ココナッツ専門店のココウェルさんが、ココノキ(Coco no Ki) の商品を本格的に販売されるようで、とても嬉しいです。
このプロジェクトは、2013年11月にフィリピン中部を襲った台風ヨランダの強風で倒れてしまったココナッツの木を活用したものです。
この台風で、ココナッツで生計を立てていた農家さんたちは現金収入源を失ってしまいました。現地の村々を回って調査をしたのですが、被災から1年半以上 たっても、10代の子供たちが学校をやめて出稼ぎに行ったり、村に残った大人たちも借金漬けになってしまったり、食事の質や量が悪くなっていたり、困窮化は痛々しいです。ココノキ・プロジェクトは、そういう現地の人びとに新しい雇用の機会も生み出しています。
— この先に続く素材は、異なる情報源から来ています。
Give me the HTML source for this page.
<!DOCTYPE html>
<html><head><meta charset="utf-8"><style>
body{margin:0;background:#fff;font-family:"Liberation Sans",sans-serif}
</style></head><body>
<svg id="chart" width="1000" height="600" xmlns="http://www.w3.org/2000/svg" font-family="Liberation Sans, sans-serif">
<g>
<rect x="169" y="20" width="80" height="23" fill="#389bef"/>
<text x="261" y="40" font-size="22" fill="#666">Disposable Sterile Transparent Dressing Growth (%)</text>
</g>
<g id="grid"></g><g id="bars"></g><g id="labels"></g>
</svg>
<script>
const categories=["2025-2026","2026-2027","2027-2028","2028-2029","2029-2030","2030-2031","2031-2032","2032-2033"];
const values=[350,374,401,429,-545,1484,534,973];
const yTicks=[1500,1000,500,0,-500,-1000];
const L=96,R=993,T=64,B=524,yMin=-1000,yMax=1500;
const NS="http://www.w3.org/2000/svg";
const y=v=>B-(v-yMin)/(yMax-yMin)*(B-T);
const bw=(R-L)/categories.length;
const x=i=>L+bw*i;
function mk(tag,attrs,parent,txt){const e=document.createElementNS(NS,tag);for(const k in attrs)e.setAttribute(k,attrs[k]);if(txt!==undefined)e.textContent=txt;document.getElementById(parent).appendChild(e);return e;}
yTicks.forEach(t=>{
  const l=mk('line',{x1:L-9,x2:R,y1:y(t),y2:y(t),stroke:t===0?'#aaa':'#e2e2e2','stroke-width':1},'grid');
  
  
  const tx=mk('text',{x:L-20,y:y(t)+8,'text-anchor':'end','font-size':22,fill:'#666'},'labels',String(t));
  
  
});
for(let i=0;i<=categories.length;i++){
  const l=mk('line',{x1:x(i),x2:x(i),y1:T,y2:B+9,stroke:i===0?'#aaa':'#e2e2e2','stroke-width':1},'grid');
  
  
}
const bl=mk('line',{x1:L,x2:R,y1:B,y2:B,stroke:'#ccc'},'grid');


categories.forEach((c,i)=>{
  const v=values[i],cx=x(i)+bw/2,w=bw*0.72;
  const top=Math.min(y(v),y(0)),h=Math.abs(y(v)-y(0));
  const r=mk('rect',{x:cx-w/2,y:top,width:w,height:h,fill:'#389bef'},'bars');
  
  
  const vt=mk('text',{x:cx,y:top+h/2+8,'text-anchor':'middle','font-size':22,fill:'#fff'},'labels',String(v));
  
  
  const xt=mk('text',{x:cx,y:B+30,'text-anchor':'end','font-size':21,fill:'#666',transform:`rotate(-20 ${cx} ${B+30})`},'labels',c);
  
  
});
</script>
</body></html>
今年の春に、ココウェルの水井さんのご好意で、ココノキ・プロジェクトの作業場を見学させてもらいました。場所は台風被害の大きかったレイテ島です。そこ で私は、職人さんたちが創意工夫しながら、誇りをもって作業に取り組んでいる姿に感銘を受けました。「なるほど、これは地場産業を創る試みなんだな」と、 腑に落ちたのです。
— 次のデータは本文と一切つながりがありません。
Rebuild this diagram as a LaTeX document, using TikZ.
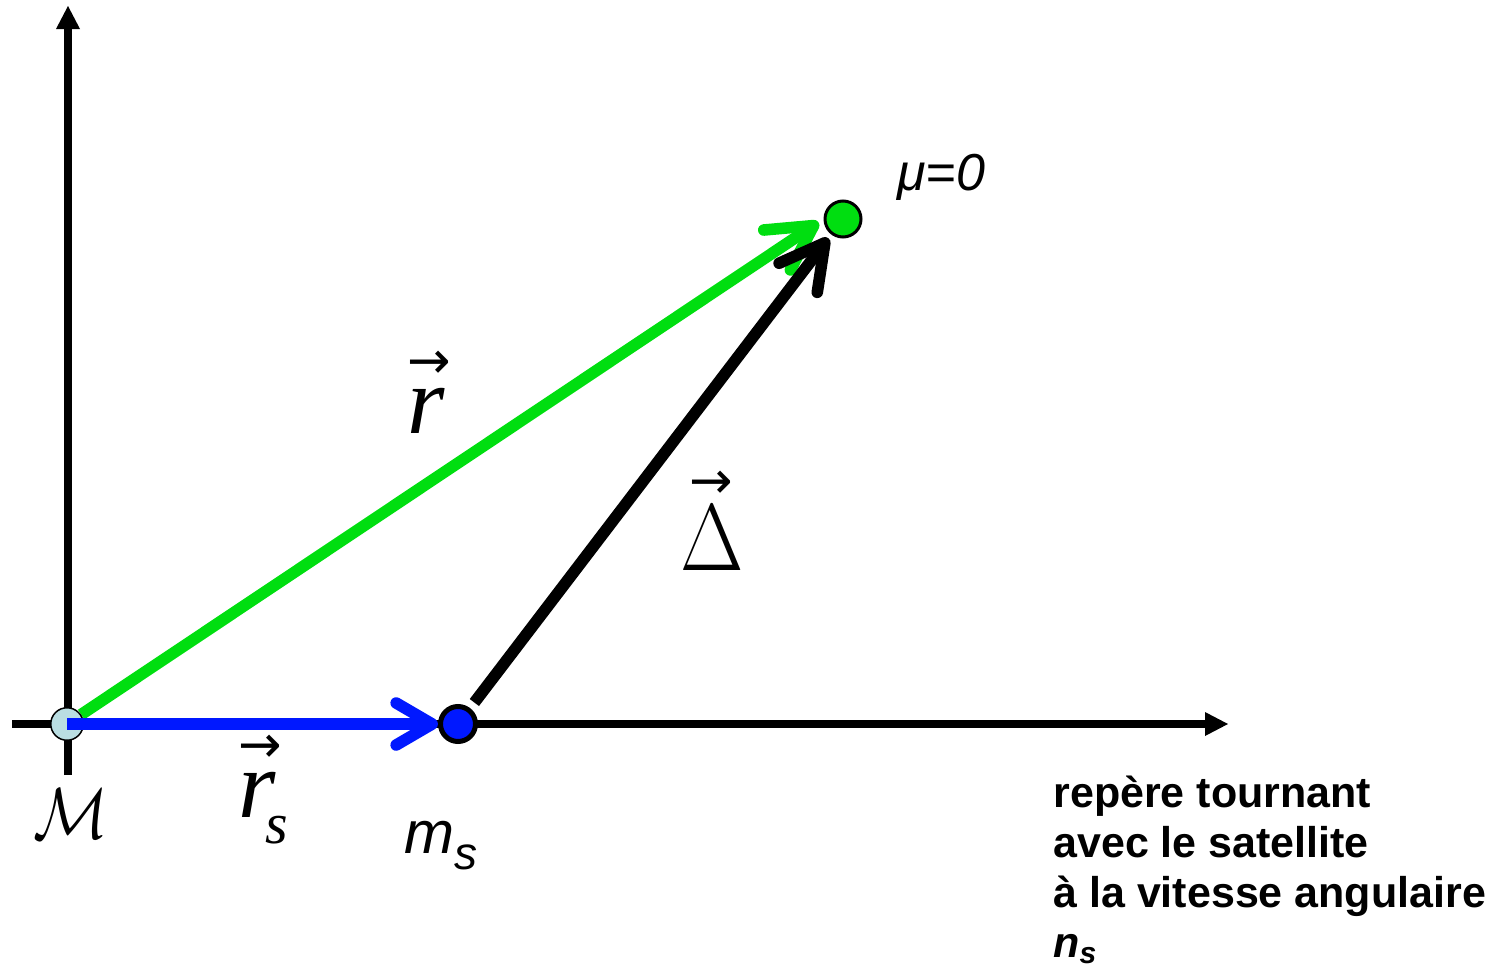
\documentclass[tikz,border=0pt]{standalone}
\usepackage{fontspec}
\setmainfont{Liberation Serif}
\setsansfont{Liberation Sans}
\newfontfamily\arrowfont{DejaVu Sans}
\usetikzlibrary{arrows.meta}
\definecolor{agreen}{RGB}{0,222,16}
\definecolor{ablue}{RGB}{0,24,255}
\definecolor{lightb}{RGB}{186,222,226}
\pgfdeclarelayer{back}
\pgfdeclarelayer{mid}
\pgfdeclarelayer{arr}
\pgfsetlayers{back,mid,arr,main}
\newcommand{\veclabel}[3]{\rlap{\hspace*{#2}\raisebox{#3}{\arrowfont\fontsize{26}{26}\selectfont →}}#1}
\tikzset{
  dot/.style={circle, draw=black, inner sep=0pt},
  lab/.style={inner sep=0pt, anchor=base west},
  axis/.style={line width=4pt, -{Triangle[length=11.5pt,width=12pt,line width=0pt]}},
  vecarrow/.style={line width=5.8pt, line cap=butt},
}
\begin{document}
\begin{tikzpicture}[x=0.5pt,y=-0.5pt]
\useasboundingbox (0,0) rectangle (1505,969);
% points
\begin{pgfonlayer}{mid}
\node[dot, fill=lightb, line width=0.75pt, minimum size=16.25pt] (M) at (67,724) {};
\end{pgfonlayer}
\node[dot, fill=ablue, line width=2.5pt, minimum size=17.5pt] (ms) at (458,724) {};
\node[dot, fill=agreen, line width=1.5pt, minimum size=18pt] (mu) at (843,219) {};
% axes
\coordinate (xstart) at (12,724);
\coordinate (xend) at (1228,724);
\coordinate (ybot) at (68,775);
\coordinate (ytop) at (68,6);
\begin{pgfonlayer}{back}
\draw[axis] (xstart) -- (xend);
\draw[axis] (ybot) -- (ytop);
\draw[vecarrow, agreen, -{Straight Barb[length=22pt,width=24pt,round]}, shorten >=3pt] (M) -- (mu.west);
\end{pgfonlayer}
\begin{pgfonlayer}{arr}
\draw[vecarrow, ablue, -{Straight Barb[length=18pt,width=21pt,round]}] (M.center) -- (ms);
\draw[vecarrow, black, -{Straight Barb[length=22pt,width=24pt,round]}, shorten <=3.5pt, shorten >=2.3pt] (ms) -- (mu);
\end{pgfonlayer}
% labels
\node[lab] (mulab) at (897,190) {\sffamily\itshape\fontsize{26}{26}\selectfont μ=0};
\node[lab] (rlab) at (407,433) {\veclabel{\fontsize{48}{48}\selectfont\itshape r}{0pt}{27.5pt}};
\node[lab] (dlab) at (680,570) {\veclabel{\scalebox{1.65}[1.909]{\fontsize{24.88}{24.88}\selectfont$\Delta$}}{4.5pt}{36pt}};
\node[lab] (rslab) at (238,817) {\veclabel{\fontsize{48}{48}\selectfont\itshape r\hspace{-5pt}\raisebox{-13pt}{\fontsize{29}{29}\selectfont s}}{0pt}{27.5pt}};
\node[lab] (Mlab) at (33,838) {\scalebox{1.25}[1.45]{\fontsize{24.88}{24.88}\selectfont$\mathcal{M}$}};
\node[lab] (mslab) at (404,853) {\sffamily\itshape\fontsize{30}{30}\selectfont m\raisebox{-8pt}{\fontsize{23}{23}\selectfont s}};
\node[lab, align=left, font=\fontsize{21.5}{25}\selectfont\sffamily\bfseries] (note) at (1053,957) {repère tournant\\avec le satellite\\à la vitesse angulaire\\\textit{n}\textsubscript{\textit{s}}};
\end{tikzpicture}
\end{document}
フィリピンの農村で貧しい家庭に生まれてしまうと、いくら頭が良かったり、勤勉だったりしても、大学に進学したり、良い収入を得るのは、なかなか厳しい現 実があります。個人の才覚や努力が報われにくくて、人生の選択肢の幅が狭く、抱ける夢の量が少ない社会だからです。そのため、多くのフィリピン人が故郷を 後にして、愛する家族を支えるためや夢をかなえるために世界中に出稼ぎにいくわけです。
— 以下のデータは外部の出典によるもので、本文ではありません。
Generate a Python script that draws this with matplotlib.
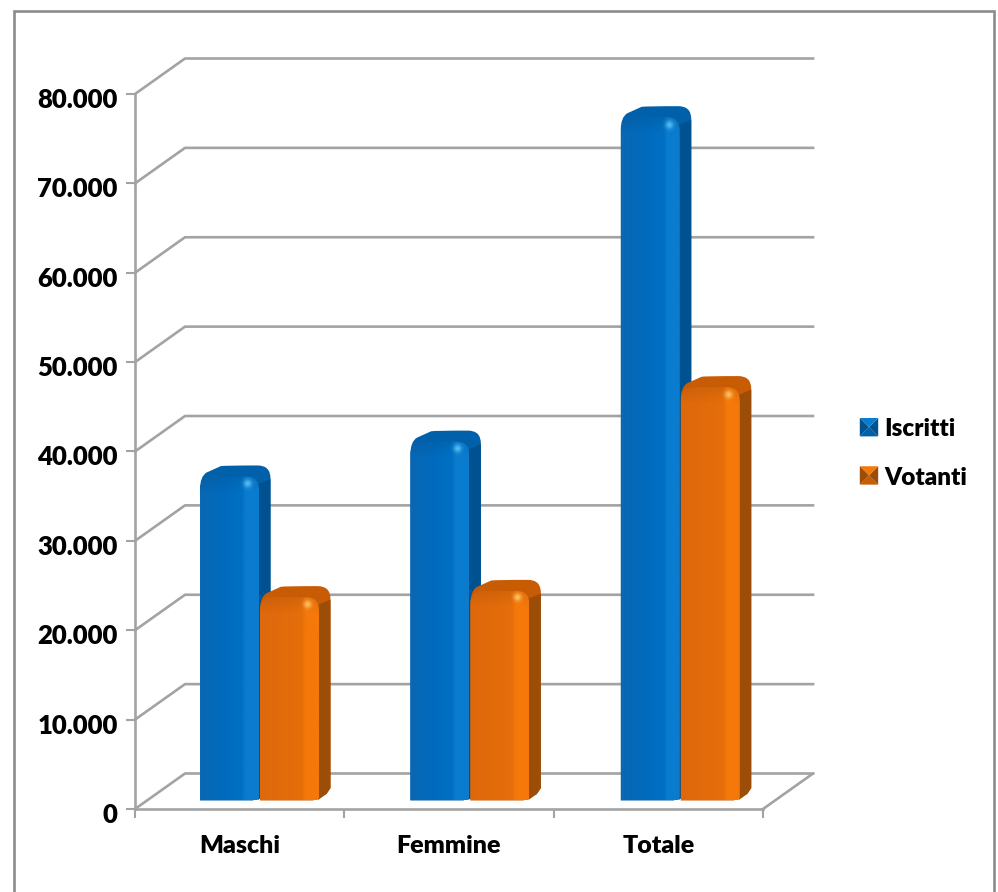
#Chart of registered voters and voters, drawn as fake 3D bars
import numpy as np
import matplotlib
matplotlib.use("Agg")
import matplotlib.pyplot as plt
from matplotlib.path import Path
from matplotlib.patches import PathPatch, Polygon, Rectangle
from matplotlib.legend_handler import HandlerBase
from matplotlib.transforms import ScaledTranslation

#Data
categories = ["Maschi", "Femmine", "Totale"]
iscritti = [36200, 40100, 76400]
votanti = [22700, 23400, 46200]
y_ticks = [0, 10000, 20000, 30000, 40000, 50000, 60000, 70000, 80000]

W, H = 998, 892
GRID = "#a3a3a3"
BLUE = dict(front=["#0a67b3", "#006bbd", "#0070c4", "#0a7ccf"], top="#0061aa", side="#00518f", spot="#55bdf5")
ORANGE = dict(front=["#de680c", "#e26b0b", "#e66e0a", "#f5780a"], top="#c85c04", side="#9c4d08", spot="#ffc060")

fig = plt.figure(figsize=(W / 100, H / 100), dpi=100)
#chart border, its bottom edge falls outside the picture
fig.patches.append(Rectangle((14 / W, -10 / H), 980 / W, (H - 11 + 10) / H, transform=fig.transFigure,
                             fc="white", ec="#8c8c8c", lw=1.9, zorder=-1))

#Axes: x=0 at px 135, x=3 at px 763, y=0 at px 809, y=80000 at px 94
ax = fig.add_axes([135 / W, 1 - 809 / H, 628 / W, 715 / H])
ax.patch.set_alpha(0)
ax.set_xlim(0, 3)
ax.set_ylim(0, 80000)
px_x = 3 / 628
px_y = 80000 / 715

#Grid walls, going back by depth
dx = 50 * px_x
dy = 35.5 * px_y
wall_end = 3 + dx
for v in y_ticks:
    ax.plot([0, dx, wall_end], [v, v + dy, v + dy], color=GRID, lw=1.9, clip_on=False, zorder=1)
ax.plot([3, wall_end], [0, dy], color=GRID, lw=1.9, clip_on=False, zorder=1)

#Axis lines and ticks
for s in ["top", "right"]:
    ax.spines[s].set_visible(False)
for s in ["left", "bottom"]:
    ax.spines[s].set_color(GRID)
    ax.spines[s].set_linewidth(1.9)
ax.set_xticks([0, 1, 2, 3])
ax.set_xticklabels([])
ax.set_xticks([0.5, 1.5, 2.5], minor=True)
ax.set_xticklabels(categories, minor=True, fontsize=18, fontweight="heavy", family="Lato")
ax.tick_params(axis="x", which="major", length=6.5, width=1.5, color=GRID)
ax.tick_params(axis="x", which="minor", length=0, pad=19)
ax.set_yticks(y_ticks)
ax.set_yticklabels([f"{v:,}".replace(",", ".") for v in y_ticks], fontsize=18.5, fontweight="heavy", family="Lato")
ax.tick_params(axis="y", length=6.5, width=1.5, color=GRID, pad=6)
#y labels sit a little under their ticks
for lab in ax.get_yticklabels():
    lab.set_transform(lab.get_transform() + ScaledTranslation(0, -4 / 100, fig.dpi_scale_trans))


def rgb(c):
    return np.array(matplotlib.colors.to_rgb(c))


def draw_bar(x, value, col, z):
    #sizes in pixels, converted to data units
    w, d, rise, base_off, r = 59, 11.5, 11, 9, 13
    x0 = x
    x1 = x0 + w * px_x
    x2 = x1 + d * px_x
    y0 = base_off * px_y
    yt = y0 + value
    yb = yt + rise * px_y
    rx = r * px_x
    ry = r * px_y

    #outline of top and side together
    verts = [(x0, y0), (x0, yt - ry), (x0, yt), (x0 + 0.5 * rx, yt + 0.3 * ry), (x0 + 1.6 * rx, yb - 0.05 * ry),
             (x0 + 1.9 * rx, yb), (x2 - rx, yb), (x2, yb), (x2, yb - ry), (x2, y0 + 12 * px_y),
             (x2 - 4 * px_x, y0 + 6 * px_y), (x1 - 6 * px_x, y0 - 0.5 * px_y), (x0, y0 - 0.5 * px_y), (x0, y0)]
    codes = [Path.MOVETO, Path.LINETO, Path.CURVE3, Path.CURVE3, Path.LINETO, Path.CURVE3, Path.LINETO,
             Path.CURVE3, Path.CURVE3, Path.LINETO, Path.LINETO, Path.LINETO, Path.LINETO, Path.CLOSEPOLY]
    ax.add_patch(PathPatch(Path(verts, codes), fc=col["top"], ec="none", clip_on=False, zorder=z))

    #darker side face
    side = [(x1 - 1 * px_x, y0), (x1 - 1 * px_x, yt - 0.6 * ry), (x2, yt - 0.2 * ry), (x2, y0 + 12 * px_y), (x2 - 4 * px_x, y0 + 6 * px_y)]
    ax.add_patch(Polygon(side, fc=col["side"], ec="none", clip_on=False, zorder=z))

    #front face: a shaded picture clipped to a rounded shape, row 0 is the top
    nx, ny = 60, 400
    stops = np.array([rgb(c) for c in col["front"]])
    t = np.linspace(0, 1, nx)
    img = np.stack([np.interp(t, [0, 0.4, 0.72, 0.78], stops[:, i]) for i in range(3)], axis=1)
    img = np.repeat(img[None, :, :], ny, axis=0)
    hpx = value / px_y
    ypx = np.linspace(0, hpx, ny)[:, None]
    xpx = np.linspace(0, w, nx)[None, :]
    shade = np.clip(ypx / 16, 0, 1)[:, :, None]
    img = img * (0.92 + 0.08 * shade)
    spot = np.exp(-(((xpx - 48) / 4) ** 2 + ((ypx - 7) / 4) ** 2))[:, :, None]
    img = img * (1 - spot) + rgb(col["spot"]) * spot
    im = ax.imshow(img, extent=[x0, x1, y0, yt], aspect="auto", interpolation="bilinear", zorder=z + 1, clip_on=True)
    front = [(x0, y0 - 0.5 * px_y), (x0, yt - ry), (x0, yt), (x0 + rx, yt), (x1 - rx, yt), (x1, yt), (x1, yt - ry),
             (x1, y0 + 2 * px_y), (x1 - 2 * px_x, y0 - 0.5 * px_y), (x0, y0 - 0.5 * px_y)]
    fcodes = [Path.MOVETO, Path.LINETO, Path.CURVE3, Path.CURVE3, Path.LINETO, Path.CURVE3, Path.CURVE3,
              Path.LINETO, Path.LINETO, Path.CLOSEPOLY]
    im.set_clip_path(PathPatch(Path(front, fcodes), transform=ax.transData))


#Bars, later categories and the orange ones on top
bar_w = 60 * px_x
left = 65 * px_x
for i in range(len(categories)):
    draw_bar(i + left + 0.005 * i, iscritti[i], BLUE, 3 + i * 4)
    draw_bar(i + left + 0.005 * i + bar_w, votanti[i], ORANGE, 5 + i * 4)
ax.set_xlim(0, 3)
ax.set_ylim(0, 80000)


#Legend key: small pyramid of four triangles
class PyramidKey(HandlerBase):
    def __init__(self, col):
        super().__init__()
        self.col = col

    def create_artists(self, legend, orig, xd, yd, width, height, fontsize, trans):
        s = height * 1.08
        x0 = width - s
        y0 = -yd
        cx, cy = x0 + s / 2, y0 + s / 2
        c = [(x0, y0), (x0 + s, y0), (x0 + s, y0 + s), (x0, y0 + s)]
        faces = [self.col["top"], self.col["side"], self.col["front"][3], self.col["side"]]
        out = []
        for k in range(4):
            out.append(Polygon([c[k], c[(k + 1) % 4], (cx, cy)], fc=faces[k], ec="none", transform=trans))
        return out


h1 = Rectangle((0, 0), 1, 1)
h2 = Rectangle((0, 0), 1, 1)
fig.legend([h1, h2], ["Iscritti", "Votanti"], handler_map={h1: PyramidKey(BLUE), h2: PyramidKey(ORANGE)},
           loc="center left", bbox_to_anchor=(832 / W, 1 - 453.5 / H), frameon=False,
           prop=dict(family="Lato", weight="heavy", size=17.5), labelspacing=1.08,
           handlelength=1.0, handletextpad=0.25)

fig.savefig("out.png", dpi=100)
でも、故郷に地場産業ができれば、村人も出稼ぎで家族と離れ離れになることなく一緒に暮らすことができます。現地リーダーのデイルさんも、地域で雇用を創出することの重要性を深く考えていて、たとえば無職の若者たちをこのプロジェクトに巻き込んでいました。
しかも、地場産業ができるということは、人びとの頑張りや創意工夫が報われる仕組みを、社会に新しく作り出すことに他なりません。「頑張っても報われない 社会から、頑張れば報われる社会へ」、という転換が少しずつでも起きるのならば、これは本当にすごいことだと思います。
品質の高い商品を創るために、水井さんは言葉はとても優しいのですが、とても細かな点まで職人さんに要求していました。そんなに厳しく要求すると、彼らがやる気をなくしてしまうんのでは、と不安になったりもします。しかし、デイルさんをはじめ職人さんたちは、「日本の消費者が満足してくれる商品を 作るぞ」と、ココウェルさんの要求に応えようと、一生懸命に知恵を出し合って試行錯誤していました。
私の手元にも、ココノキの商品が何点かあるのですが、どれもとても丁寧に作られていて、日々愛用しています。ココナッツは目が粗くて、決して加工しやすい木材ではないと思うのですが、よくぞここまでと感心します。
私自身、ワークキャンプや研究を通じてレイテ島の人びとと15年以上つきあってきたのですが、こうやって災害を契機に日本の消費者とフィリピンの村人たちを繋げられるなんて、思いもよりませんでした。ココノキの商品を手にとると、レイテの友人たちのことを思い出して彼らに会いたくなります。
ココウェルさんの商品へのこだわり、生産者への優しさ、ビジネスと社会貢献への信念、本当に素敵だなと思います。